Some people are less concerned about that than others. But even on the route to net zero,
decarbonization is going to require a huge rematerialization. And those materials are going to come
from areas in the world that are already experiencing poverty, civil strife, and higher wet bulb
temperatures. And so nature is also going to increasingly be a constraint. So if you stack up all of
these, the odds of this thing remaining benign, the odds of net zero starting at 20%,
multiplied by the aggregate probability of all the categories that I just mentioned, and there
are more categories, is effectively zero. So it could happen, but it won't happen. So what is this
mean. And first of all, there is something called Bayesian inference or Bayesian probabilities,
which takes the prior expectation of what you used to believe and then weights it by the conditional
probability of an event. And I don't want to get into the math of that. But some of these events I
just mentioned are conditional upon each other. They're not fully independent.
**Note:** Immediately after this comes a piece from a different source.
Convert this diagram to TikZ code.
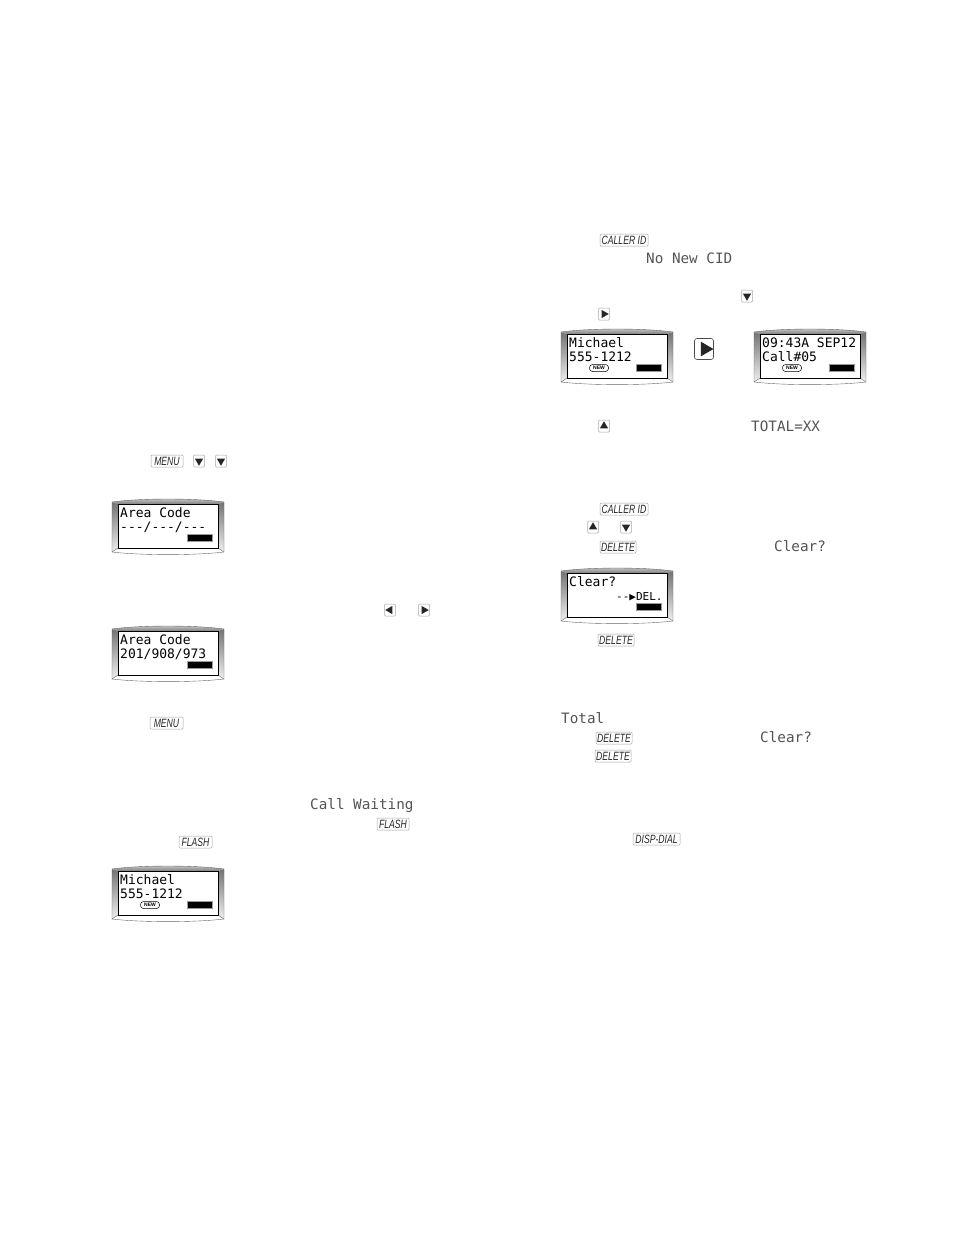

A financial
debt collapse would also impact supply chains and competence and things like that.
But let's just for the moment assume that they're independent and multiply them by each other.
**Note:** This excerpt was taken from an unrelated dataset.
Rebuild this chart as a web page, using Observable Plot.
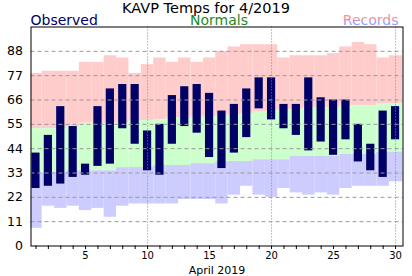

But on the topic of Bayesian priors, I've changed my priors, especially on AI and the governance
and open society, I have thought for a long time that facts and civic discourse about facts
and biophysical reality matters.
And if we don't live in a system that allows for facts and civic discourse or values
to be demonstrated and actualized, I've changed my priors on that.
It used to be maybe 5% chance of that happening.
And now it's moved up to 50%.
So some of my priors on the thresholds, the aggregate probability hurdles that I've just mentioned
have changed quite substantial.
in the last six months. So what does this all mean? The book that my colleague D.J. and I
White, D.J. White and I wrote a few years ago is called the bottlenecks of the 21st century.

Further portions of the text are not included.